Old Harry, on the northern margin of the Carboniferous Magdalen basin, is on trend with porous, permeable, oil-stained Westphalian "B" sands tested (water bearing) by the Texaco Brion Island well drilled in 1970. The prospective sands lie at a relatively shallow drilling depth of 4,000-6,000 ft (OGJ, Sept. 28, 1998, p. 107).

Old Harry at 30 km long and 12 km wide is one of the largest undrilled structures in eastern Canada. It could hold at least 1.5 billion bbl of oil or 4-5 tcf of gas recoverable, Corridor indicated.

The company previously completed an extensive work program to identify the proposed well location on the western side of EL 1105, which included the collection and interpretation of 2D seismic data in 1998 and 2002 and a geohazard site survey in October 2010 (OGJ Online, Oct. 1, 2010).

Only 10 offshore wells have been drilled in the gulf.
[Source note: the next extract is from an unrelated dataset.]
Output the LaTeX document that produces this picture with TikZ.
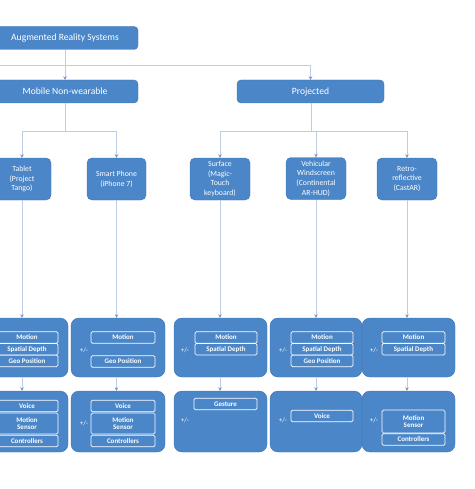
\documentclass[tikz,border=0pt]{standalone}
\usepackage{fontspec}
\setmainfont{Carlito}
\usetikzlibrary{arrows.meta}
\definecolor{nodefill}{HTML}{4A86C8}
\definecolor{nodeedge}{HTML}{3F74AE}
\definecolor{linec}{HTML}{BCCDE4}
\definecolor{tipc}{HTML}{7895BD}
\tikzset{
  hdr/.style={draw=nodeedge, fill=nodefill, rounded corners=4pt, text=white, font=\fontsize{9.6}{11}\selectfont, minimum height=23pt, inner sep=0pt},
  kid/.style={draw=nodeedge, fill=nodefill, rounded corners=5pt, text=white, font=\fontsize{7.8}{9.7}\selectfont, align=center, minimum height=42pt, inner sep=0pt},
  bigbox/.style={draw=nodeedge, fill=nodefill, rounded corners=8pt, minimum width=93pt, inner sep=0pt},
  ib/.style={draw=white, line width=0.7pt, rounded corners=1.5pt, text=white, font=\bfseries\fontsize{7}{7.6}\selectfont, align=center, minimum width=63pt, minimum height=11.6pt, inner sep=0pt},
  pm/.style={text=white, font=\fontsize{6.8}{7}\selectfont, inner sep=0pt},
  ln/.style={draw=linec, line width=0.8pt},
  arr/.style={ln, -{Stealth[length=3.5pt, width=3.5pt, color=tipc]}},
}
\begin{document}
\begin{tikzpicture}[x=1pt, y=-1pt]
\useasboundingbox (0,0) rectangle (474,489);
\clip (0,0) rectangle (474,489);
% level 0 / 1
\node[hdr, minimum width=146pt] (ars) at (65,38) {Augmented Reality Systems};
\node[hdr, minimum width=146pt] (mnw) at (65,91.5) {Mobile Non-wearable};
\node[hdr, minimum width=147pt] (proj) at (310.5,91.5) {Projected};
% level 2
\node[kid, minimum width=58pt] (tab) at (22,179) {Tablet\\(Project\\Tango)};
\node[kid, minimum width=59pt] (sp) at (116.5,179) {Smart Phone\\(iPhone 7)};
\node[kid, minimum width=60pt] (surf) at (220,179) {Surface\\(Magic-\\Touch\\keyboard)};
\node[kid, minimum width=60pt] (veh) at (316,178.5) {Vehicular\\Windscreen\\(Continental\\AR-HUD)};
\node[kid, minimum width=60pt] (retro) at (407,179) {Retro-\\reflective\\(CastAR)};
% connectors top
\coordinate (j0) at (0,65);
\coordinate (j1) at (ars.south |- j0);
\draw[ln] (ars.south) -- (j1);
\draw[arr] (j1) -- (mnw.north);
\draw[ln] (j0) -- (j1);
\draw[arr] (j1) -| (proj.north);
\coordinate (m1) at (65,131);
\draw[ln] (mnw.south) -- (m1);
\draw[arr] (m1) -| (tab.north);
\draw[arr] (m1) -| (sp.north);
\coordinate (p1) at (311,131);
\coordinate (p2) at (316,131);
\draw[ln] (proj.south -| p1) -- (p1);
\draw[arr] (p1) -| (surf.north);
\draw[arr] (p1) -| (retro.north);
\draw[arr] (p2) -- (veh.north);
% row 2 boxes
\node[bigbox, minimum height=59pt] (r2a) at (21.5,347.5) {};
\node[bigbox, minimum height=59pt, minimum width=94pt] (r2b) at (118,347.5) {};
\node[bigbox, minimum height=59pt] (r2c) at (220.5,347.5) {};
\node[bigbox, minimum height=59pt, minimum width=92pt] (r2d) at (316,347.5) {};
\node[bigbox, minimum height=59pt] (r2e) at (408.5,347.5) {};
% row 3 boxes
\node[bigbox, minimum height=61pt] (r3a) at (21.5,421.5) {};
\node[bigbox, minimum height=61pt, minimum width=94pt] (r3b) at (118,421.5) {};
\node[bigbox, minimum height=61pt] (r3c) at (220.5,421.5) {};
\node[bigbox, minimum height=61pt, minimum width=92pt] (r3d) at (316,421.5) {};
\node[bigbox, minimum height=61pt] (r3e) at (408.5,421.5) {};
% arrows level2 -> row2
\draw[arr] (tab.south) -- (tab.south |- r2a.north);
\draw[arr] (sp.south) -- (sp.south |- r2b.north);
\draw[arr] (surf.south) -- (surf.south |- r2c.north);
\draw[arr] (veh.south) -- (veh.south |- r2d.north);
\draw[arr] (retro.south) -- (retro.south |- r2e.north);
% arrows row2 -> row3
\draw[arr] (r2a.south -| tab.south) -- (r3a.north -| tab.south);
\draw[arr] (r2b.south -| sp.south) -- (r3b.north -| sp.south);
\draw[arr] (r2c.south -| surf.south) -- (r3c.north -| surf.south);
\draw[arr] (r2d.south -| veh.south) -- (r3d.north -| veh.south);
\draw[arr] (r2e.south -| retro.south) -- (r3e.north -| retro.south);
% row 2 contents
\node[ib, minimum width=62pt] (a1) at (27,337.5) {Motion};
\node[ib, minimum width=62pt] (a2) at (27,349.2) {Spatial Depth};
\node[ib, minimum width=62pt] (a3) at (27,360.9) {Geo Position};
\node[pm] (bp) at (84,350) {+/-};
\node[ib, minimum width=64pt] (b1) at (123,337.5) {Motion};
\node[ib, minimum width=64pt] (b3) at (123,361.5) {Geo Position};
\node[pm] (cp) at (185,350) {+/-};
\node[ib, minimum width=62pt] (c1) at (226,337.5) {Motion};
\node[ib, minimum width=62pt] (c2) at (226,349.2) {Spatial Depth};
\node[pm] (dp) at (283,350) {+/-};
\node[ib, minimum width=62pt] (d1) at (322,337.5) {Motion};
\node[ib, minimum width=62pt] (d2) at (322,349.2) {Spatial Depth};
\node[ib, minimum width=62pt] (d3) at (322,360.9) {Geo Position};
\node[pm] (ep) at (374,350) {+/-};
\node[ib, minimum width=63pt] (e1) at (413.5,337.5) {Motion};
\node[ib, minimum width=63pt] (e2) at (413.5,349.2) {Spatial Depth};
% row 3 contents
\node[ib, minimum width=62pt] (f1) at (27,406) {Voice};
\node[ib, minimum width=62pt, minimum height=21pt] (f2) at (27,423.5) {Motion\\Sensor};
\node[ib, minimum width=62pt] (f3) at (27,441) {Controllers};
\node[pm] (gp) at (84,423) {+/-};
\node[ib, minimum width=64pt] (g1) at (123,406) {Voice};
\node[ib, minimum width=64pt, minimum height=21pt] (g2) at (123,423.5) {Motion\\Sensor};
\node[ib, minimum width=64pt] (g3) at (123,441) {Controllers};
\node[pm] (hp) at (185,420) {+/-};
\node[ib, minimum width=63pt] (h1) at (225.5,404) {Gesture};
\node[pm] (ip) at (283,420) {+/-};
\node[ib, minimum width=62pt] (i1) at (322,416) {Voice};
\node[pm] (jp) at (374,420) {+/-};
\node[ib, minimum width=63pt, minimum height=23pt] (k1) at (413.5,421.5) {Motion\\Sensor};
\node[ib, minimum width=63pt] (k2) at (413.5,439.5) {Controllers};
\end{tikzpicture}
\end{document}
Guyana-Suriname basin, French Guiana

Tullow Oil PLC spudded the GM-ES-1 exploratory well Mar. 4 on the Guyane Maritime permit off French Guiana, one day after authorities gave the green light.

The Ensco 8503 semisubmersible is drilling the well in 1,000 m of water. Drilling time is estimated at 90 days.

Tullow, which shot 3D seismic between September 2009 and the end of February 2010, estimated that the permit 150 km off Cayenne could hold 40 million to 1 billion bbl of oil. The well is given a 10% chance of finding 700 million bbl of oil.

Tullow said interpretation of the data in 2010 "confirmed the presence of the major Late Cretaceous turbidite system previously identified on the existing regional 2D seismic in 2008. A portfolio of high risk but high impact deepwater prospects analogous to the Jubilee field in Ghana have been interpreted.

"The well has the potential to open up a major new oil province in French Guiana with a significant number of further prospects and leads already identified."

Tullow Oil has 27.5% interest in partnership with Shell France 45%, Total 25%, and Northpet Investments Ltd. 2.5%. Northern Petroleum PLC and Wessex Exploration PLC each own 50% equity interest in Northpet.

Northern said the projected total depth is 6,500 m subsea at a spot 50 km from the international boundary with Brazil.